Fraudulent Inducement
The court next addressed Giasson’s fraudulent inducement claim, determining that Giasson had adequately alleged that RCO misrepresented the sales prices of aircraft seats, which were material to the Agreement. The court outlined the elements required to establish fraudulent inducement under Michigan law, including the necessity for the plaintiff to demonstrate a material misrepresentation and reliance on that misrepresentation. Giasson provided evidence that RCO’s earlier interrogatory answers included sales prices that were later discovered to be higher, thus raising an inference of falsity regarding the prices RCO had disclosed during settlement negotiations. The court found that the merger and integration clauses in the Agreement did not bar this claim since the alleged misrepresentation pertained directly to the formation of the contract. The court clarified that such a misrepresentation could vitiate the contract itself, and thus the fraudulent inducement claim was not precluded by the Agreement’s clauses. However, the inquiry into the alleged fraudulent conduct was expected to be narrow, focusing primarily on the accuracy of the pricing information provided at the time of the agreement.
Silent Fraud
In evaluating Giasson's silent fraud claim, the court noted that this claim was essentially a reiteration of the fraudulent inducement allegation.
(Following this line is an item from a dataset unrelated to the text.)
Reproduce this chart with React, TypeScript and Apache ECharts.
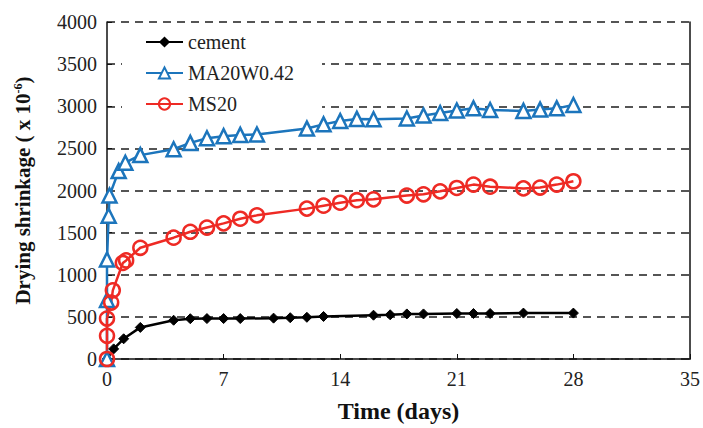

The court pointed out that silent fraud typically requires a duty to disclose a material fact, which was not clearly established in this case. Instead, Giasson’s allegations centered on RCO's misrepresentation of the aircraft seat prices rather than an omission of information. The court expressed skepticism about expanding the silent fraud doctrine to encompass every misrepresentation of a material fact, particularly when the claim was based on an affirmative misrepresentation. As a result, Giasson’s silent fraud claim was dismissed for failing to establish the necessary elements, particularly the distinction between omission and misrepresentation, which the court found pivotal in this context.
Protective Order
The court then considered RCO's motion to enforce the protective order, which sought to classify previously disclosed pricing information as confidential. RCO argued that it had inadvertently produced unredacted information before the protective order was entered and that Giasson should not have accessed this information. The court found that any disclosures made prior to the execution of the protective order were not subject to its restrictions, as the order could not retroactively apply to documents that were already disclosed. The court emphasized that RCO’s actions two months prior to the protective order could not be corrected by later designating the information as confidential. Additionally, RCO’s references to ethical concerns were deemed irrelevant, as the Michigan Rules of Professional Conduct do not create a cause of action for enforcement. Therefore, the court denied RCO's motion to enforce the protective order, affirming that prior disclosures remained outside the scope of confidentiality protections.
Conclusion
Ultimately, the U.S. District Court for the Eastern District of Michigan ruled that RCO's motion for enforcement of the protective order was denied, while its motion to dismiss was granted in part and denied in part. The court dismissed Giasson’s claims related to breach of contract and silent fraud, recognizing the clear terms of the Agreement and the lack of demonstrated damages. However, the court allowed the fraudulent inducement claim to proceed, as Giasson had sufficiently alleged material misrepresentations that were critical to the contract's formation. This ruling highlighted the importance of clear contractual language and the implications of misrepresentation in forming binding agreements, while also addressing procedural matters related to confidentiality in litigation.